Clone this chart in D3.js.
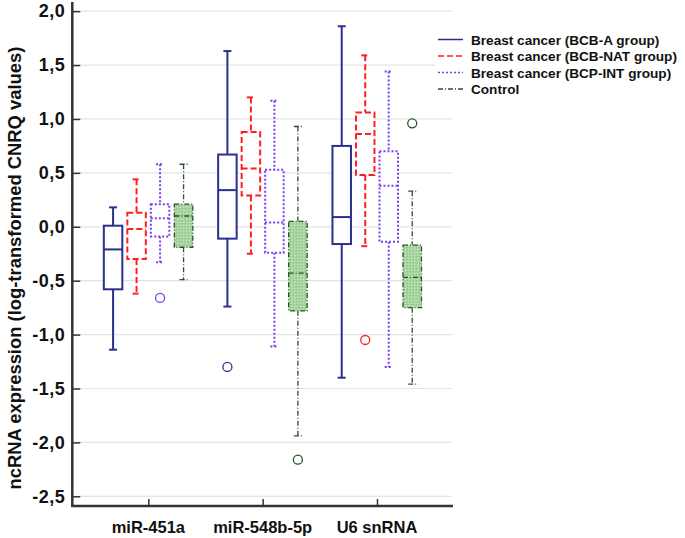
<!DOCTYPE html>
<html>
<head>
<meta charset="utf-8">
<script src="https://cdn.jsdelivr.net/npm/d3@7"></script>
<style>
  body { margin: 0; background: #fff; }
  svg { display: block; font-family: "Liberation Sans", Arial, sans-serif; font-weight: bold; }
</style>
</head>
<body>
<svg id="chart" width="685" height="538"></svg>
<script>
// categories and groups
var categories = ["miR-451a", "miR-548b-5p", "U6 snRNA"];
var groups = ["Breast cancer (BCB-A group)", "Breast cancer (BCB-NAT group)", "Breast cancer (BCP-INT group)", "Control"];

// box statistics, one row per group, one value per category
var whiskerLow = [
  [-1.14, -0.74, -1.40],
  [-0.62, -0.25, -0.18],
  [-0.33, -1.11, -1.30],
  [-0.49, -1.94, -1.46]
];
var q1 = [
  [-0.58, -0.11, -0.16],
  [-0.30,  0.29,  0.48],
  [-0.09, -0.24, -0.14],
  [-0.19, -0.78, -0.75]
];
var median = [
  [-0.21,  0.34,  0.09],
  [-0.02,  0.54,  0.86],
  [ 0.08,  0.04,  0.38],
  [ 0.10, -0.43, -0.47]
];
var q3 = [
  [ 0.01,  0.67,  0.75],
  [ 0.13,  0.88,  1.06],
  [ 0.21,  0.53,  0.70],
  [ 0.21,  0.05, -0.17]
];
var whiskerHigh = [
  [0.18, 1.63, 1.86],
  [0.44, 1.20, 1.59],
  [0.58, 1.17, 1.44],
  [0.58, 0.93, 0.33]
];
// outliers: [group index, category index, value]
var outliers = [
  [0, 1, -1.30],
  [1, 2, -1.05],
  [2, 0, -0.66],
  [3, 1, -2.16],
  [3, 2, 0.96]
];
var yTicks = [-2.5, -2.0, -1.5, -1.0, -0.5, 0.0, 0.5, 1.0, 1.5, 2.0];

var styles = [
  { stroke: "#2b2f8f", dash: null, width: 2, fill: "#fff" },
  { stroke: "#ff1f1f", dash: "6,3", width: 2, fill: "#fff" },
  { stroke: "#7b3cf2", dash: "2,2", width: 2, fill: "#fff" },
  { stroke: "#2a522a", dash: "5,2,1,2", width: 1.3, fill: "url(#stipple)" }
];

var svg = d3.select("#chart");
var plotL = 72.3, plotR = 453, plotT = 2, plotB = 506;

var defs = svg.append("defs");
var pat = defs.append("pattern").attr("id", "stipple")
  .attr("width", 3).attr("height", 3).attr("patternUnits", "userSpaceOnUse");
pat.append("rect").attr("width", 3).attr("height", 3).attr("fill", "#a8d4a0");
pat.append("rect").attr("width", 1).attr("height", 1).attr("fill", "#cbe8c5");
pat.append("rect").attr("x", 2).attr("y", 1).attr("width", 1).attr("height", 1).attr("fill", "#8fc487");

var y = d3.scaleLinear().domain([-2.59, 2.085]).range([plotB, plotT]);
var x = d3.scalePoint().domain(categories).range([plotL, plotR]).padding(0.665);
var sub = d3.scaleBand().domain(d3.range(groups.length)).range([-44.5, 44.5]).paddingInner(0.213);

var locale = d3.formatLocale({ decimal: ",", thousands: ".", grouping: [3], currency: ["", ""], minus: "-" });
var fmt = locale.format(".1f");

// gridlines
svg.append("g").selectAll("line").data(yTicks).join("line")
  .attr("x1", plotL).attr("x2", plotR - 1)
  .attr("y1", function (d) { return y(d); }).attr("y2", function (d) { return y(d); })
  .attr("stroke", "#e4e4e4").attr("stroke-width", 1.2);

// y axis
var yAxis = svg.append("g").attr("transform", "translate(" + plotL + ",0)")
  .call(d3.axisRight(y).tickValues(yTicks).tickSize(8).tickFormat(fmt));
yAxis.select(".domain").remove();
yAxis.selectAll(".tick line").attr("stroke", "#333").attr("stroke-width", 1.5);
yAxis.selectAll(".tick text")
  .attr("x", -7).attr("text-anchor", "end")
  .attr("font-size", 18).attr("font-family", "Liberation Sans, Arial, sans-serif")
  .attr("font-weight", "bold").attr("fill", "#111").attr("letter-spacing", 0.5);

// x axis
var xAxis = svg.append("g").attr("transform", "translate(0," + plotB + ")")
  .call(d3.axisTop(x).tickSize(7).tickFormat(""));
xAxis.select(".domain").remove();
xAxis.selectAll(".tick line").attr("stroke", "#333").attr("stroke-width", 1.5);

svg.append("g").selectAll("text").data(categories).join("text")
  .attr("x", function (d) { return x(d); }).attr("y", 533)
  .attr("text-anchor", "middle").attr("font-size", 16.5).attr("fill", "#111")
  .text(function (d) { return d; });

// axis lines
svg.append("line").attr("x1", plotL).attr("x2", plotL).attr("y1", plotT).attr("y2", plotB + 1)
  .attr("stroke", "#333").attr("stroke-width", 2.5);
svg.append("line").attr("x1", plotL - 1).attr("x2", plotR).attr("y1", plotB).attr("y2", plotB)
  .attr("stroke", "#333").attr("stroke-width", 2.5);

// y title
svg.append("text").attr("transform", "translate(21,268) rotate(-90)")
  .attr("text-anchor", "middle").attr("font-size", 18.4).attr("fill", "#111")
  .text("ncRNA expression (log-transformed CNRQ values)");

// boxes
var capW = 8;
groups.forEach(function (g, gi) {
  var st = styles[gi];
  var layer = svg.append("g")
    .attr("stroke", st.stroke).attr("stroke-width", st.width)
    .attr("stroke-dasharray", st.dash).attr("fill", "none");
  categories.forEach(function (c, ci) {
    var cx = x(c) + sub(gi) + sub.bandwidth() / 2;
    var bw = sub.bandwidth();
    layer.append("line").attr("x1", cx).attr("x2", cx)
      .attr("y1", y(whiskerHigh[gi][ci])).attr("y2", y(q3[gi][ci]));
    layer.append("line").attr("x1", cx).attr("x2", cx)
      .attr("y1", y(q1[gi][ci])).attr("y2", y(whiskerLow[gi][ci]));
    layer.append("line").attr("x1", cx - capW / 2).attr("x2", cx + capW / 2)
      .attr("y1", y(whiskerHigh[gi][ci])).attr("y2", y(whiskerHigh[gi][ci]));
    layer.append("line").attr("x1", cx - capW / 2).attr("x2", cx + capW / 2)
      .attr("y1", y(whiskerLow[gi][ci])).attr("y2", y(whiskerLow[gi][ci]));
    layer.append("rect").attr("x", cx - bw / 2).attr("width", bw)
      .attr("y", y(q3[gi][ci])).attr("height", y(q1[gi][ci]) - y(q3[gi][ci]))
      .attr("fill", st.fill);
    layer.append("line").attr("x1", cx - bw / 2).attr("x2", cx + bw / 2)
      .attr("y1", y(median[gi][ci])).attr("y2", y(median[gi][ci]));
  });
});

// outliers
svg.append("g").selectAll("circle").data(outliers).join("circle")
  .attr("cx", function (d) { return x(categories[d[1]]) + sub(d[0]) + sub.bandwidth() / 2; })
  .attr("cy", function (d) { return y(d[2]); })
  .attr("r", 4.5).attr("fill", "#fff")
  .attr("stroke", function (d) { return styles[d[0]].stroke; })
  .attr("stroke-width", 1.3);

// legend
var legend = svg.append("g");
legend.append("rect").attr("x", 435).attr("y", 28).attr("width", 250).attr("height", 72).attr("fill", "#fff");
var rowY = d3.scaleLinear().domain([0, 3]).range([39.5, 89]);
groups.forEach(function (g, gi) {
  var st = styles[gi];
  legend.append("line").attr("x1", 438).attr("x2", 463)
    .attr("y1", rowY(gi)).attr("y2", rowY(gi))
    .attr("stroke", st.stroke).attr("stroke-width", 1.5).attr("stroke-dasharray", st.dash);
  legend.append("text").attr("x", 471).attr("y", rowY(gi) + 5)
    .attr("font-size", 13.6).attr("fill", "#111").text(g);
});
</script>
</body>
</html>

━━━━━━

* Given exercise
Write out the material above again, word for word, minus its pictures.

* Correct output
Clone this chart in D3.js.
<!DOCTYPE html>
<html>
<head>
<meta charset="utf-8">
<script src="https://cdn.jsdelivr.net/npm/d3@7"></script>
<style>
  body { margin: 0; background: #fff; }
  svg { display: block; font-family: "Liberation Sans", Arial, sans-serif; font-weight: bold; }
</style>
</head>
<body>
<svg id="chart" width="685" height="538"></svg>
<script>
// categories and groups
var categories = ["miR-451a", "miR-548b-5p", "U6 snRNA"];
var groups = ["Breast cancer (BCB-A group)", "Breast cancer (BCB-NAT group)", "Breast cancer (BCP-INT group)", "Control"];

// box statistics, one row per group, one value per category
var whiskerLow = [
  [-1.14, -0.74, -1.40],
  [-0.62, -0.25, -0.18],
  [-0.33, -1.11, -1.30],
  [-0.49, -1.94, -1.46]
];
var q1 = [
  [-0.58, -0.11, -0.16],
  [-0.30,  0.29,  0.48],
  [-0.09, -0.24, -0.14],
  [-0.19, -0.78, -0.75]
];
var median = [
  [-0.21,  0.34,  0.09],
  [-0.02,  0.54,  0.86],
  [ 0.08,  0.04,  0.38],
  [ 0.10, -0.43, -0.47]
];
var q3 = [
  [ 0.01,  0.67,  0.75],
  [ 0.13,  0.88,  1.06],
  [ 0.21,  0.53,  0.70],
  [ 0.21,  0.05, -0.17]
];
var whiskerHigh = [
  [0.18, 1.63, 1.86],
  [0.44, 1.20, 1.59],
  [0.58, 1.17, 1.44],
  [0.58, 0.93, 0.33]
];
// outliers: [group index, category index, value]
var outliers = [
  [0, 1, -1.30],
  [1, 2, -1.05],
  [2, 0, -0.66],
  [3, 1, -2.16],
  [3, 2, 0.96]
];
var yTicks = [-2.5, -2.0, -1.5, -1.0, -0.5, 0.0, 0.5, 1.0, 1.5, 2.0];

var styles = [
  { stroke: "#2b2f8f", dash: null, width: 2, fill: "#fff" },
  { stroke: "#ff1f1f", dash: "6,3", width: 2, fill: "#fff" },
  { stroke: "#7b3cf2", dash: "2,2", width: 2, fill: "#fff" },
  { stroke: "#2a522a", dash: "5,2,1,2", width: 1.3, fill: "url(#stipple)" }
];

var svg = d3.select("#chart");
var plotL = 72.3, plotR = 453, plotT = 2, plotB = 506;

var defs = svg.append("defs");
var pat = defs.append("pattern").attr("id", "stipple")
  .attr("width", 3).attr("height", 3).attr("patternUnits", "userSpaceOnUse");
pat.append("rect").attr("width", 3).attr("height", 3).attr("fill", "#a8d4a0");
pat.append("rect").attr("width", 1).attr("height", 1).attr("fill", "#cbe8c5");
pat.append("rect").attr("x", 2).attr("y", 1).attr("width", 1).attr("height", 1).attr("fill", "#8fc487");

var y = d3.scaleLinear().domain([-2.59, 2.085]).range([plotB, plotT]);
var x = d3.scalePoint().domain(categories).range([plotL, plotR]).padding(0.665);
var sub = d3.scaleBand().domain(d3.range(groups.length)).range([-44.5, 44.5]).paddingInner(0.213);

var locale = d3.formatLocale({ decimal: ",", thousands: ".", grouping: [3], currency: ["", ""], minus: "-" });
var fmt = locale.format(".1f");

// gridlines
svg.append("g").selectAll("line").data(yTicks).join("line")
  .attr("x1", plotL).attr("x2", plotR - 1)
  .attr("y1", function (d) { return y(d); }).attr("y2", function (d) { return y(d); })
  .attr("stroke", "#e4e4e4").attr("stroke-width", 1.2);

// y axis
var yAxis = svg.append("g").attr("transform", "translate(" + plotL + ",0)")
  .call(d3.axisRight(y).tickValues(yTicks).tickSize(8).tickFormat(fmt));
yAxis.select(".domain").remove();
yAxis.selectAll(".tick line").attr("stroke", "#333").attr("stroke-width", 1.5);
yAxis.selectAll(".tick text")
  .attr("x", -7).attr("text-anchor", "end")
  .attr("font-size", 18).attr("font-family", "Liberation Sans, Arial, sans-serif")
  .attr("font-weight", "bold").attr("fill", "#111").attr("letter-spacing", 0.5);

// x axis
var xAxis = svg.append("g").attr("transform", "translate(0," + plotB + ")")
  .call(d3.axisTop(x).tickSize(7).tickFormat(""));
xAxis.select(".domain").remove();
xAxis.selectAll(".tick line").attr("stroke", "#333").attr("stroke-width", 1.5);

svg.append("g").selectAll("text").data(categories).join("text")
  .attr("x", function (d) { return x(d); }).attr("y", 533)
  .attr("text-anchor", "middle").attr("font-size", 16.5).attr("fill", "#111")
  .text(function (d) { return d; });

// axis lines
svg.append("line").attr("x1", plotL).attr("x2", plotL).attr("y1", plotT).attr("y2", plotB + 1)
  .attr("stroke", "#333").attr("stroke-width", 2.5);
svg.append("line").attr("x1", plotL - 1).attr("x2", plotR).attr("y1", plotB).attr("y2", plotB)
  .attr("stroke", "#333").attr("stroke-width", 2.5);

// y title
svg.append("text").attr("transform", "translate(21,268) rotate(-90)")
  .attr("text-anchor", "middle").attr("font-size", 18.4).attr("fill", "#111")
  .text("ncRNA expression (log-transformed CNRQ values)");

// boxes
var capW = 8;
groups.forEach(function (g, gi) {
  var st = styles[gi];
  var layer = svg.append("g")
    .attr("stroke", st.stroke).attr("stroke-width", st.width)
    .attr("stroke-dasharray", st.dash).attr("fill", "none");
  categories.forEach(function (c, ci) {
    var cx = x(c) + sub(gi) + sub.bandwidth() / 2;
    var bw = sub.bandwidth();
    layer.append("line").attr("x1", cx).attr("x2", cx)
      .attr("y1", y(whiskerHigh[gi][ci])).attr("y2", y(q3[gi][ci]));
    layer.append("line").attr("x1", cx).attr("x2", cx)
      .attr("y1", y(q1[gi][ci])).attr("y2", y(whiskerLow[gi][ci]));
    layer.append("line").attr("x1", cx - capW / 2).attr("x2", cx + capW / 2)
      .attr("y1", y(whiskerHigh[gi][ci])).attr("y2", y(whiskerHigh[gi][ci]));
    layer.append("line").attr("x1", cx - capW / 2).attr("x2", cx + capW / 2)
      .attr("y1", y(whiskerLow[gi][ci])).attr("y2", y(whiskerLow[gi][ci]));
    layer.append("rect").attr("x", cx - bw / 2).attr("width", bw)
      .attr("y", y(q3[gi][ci])).attr("height", y(q1[gi][ci]) - y(q3[gi][ci]))
      .attr("fill", st.fill);
    layer.append("line").attr("x1", cx - bw / 2).attr("x2", cx + bw / 2)
      .attr("y1", y(median[gi][ci])).attr("y2", y(median[gi][ci]));
  });
});

// outliers
svg.append("g").selectAll("circle").data(outliers).join("circle")
  .attr("cx", function (d) { return x(categories[d[1]]) + sub(d[0]) + sub.bandwidth() / 2; })
  .attr("cy", function (d) { return y(d[2]); })
  .attr("r", 4.5).attr("fill", "#fff")
  .attr("stroke", function (d) { return styles[d[0]].stroke; })
  .attr("stroke-width", 1.3);

// legend
var legend = svg.append("g");
legend.append("rect").attr("x", 435).attr("y", 28).attr("width", 250).attr("height", 72).attr("fill", "#fff");
var rowY = d3.scaleLinear().domain([0, 3]).range([39.5, 89]);
groups.forEach(function (g, gi) {
  var st = styles[gi];
  legend.append("line").attr("x1", 438).attr("x2", 463)
    .attr("y1", rowY(gi)).attr("y2", rowY(gi))
    .attr("stroke", st.stroke).attr("stroke-width", 1.5).attr("stroke-dasharray", st.dash);
  legend.append("text").attr("x", 471).attr("y", rowY(gi) + 5)
    .attr("font-size", 13.6).attr("fill", "#111").text(g);
});
</script>
</body>
</html>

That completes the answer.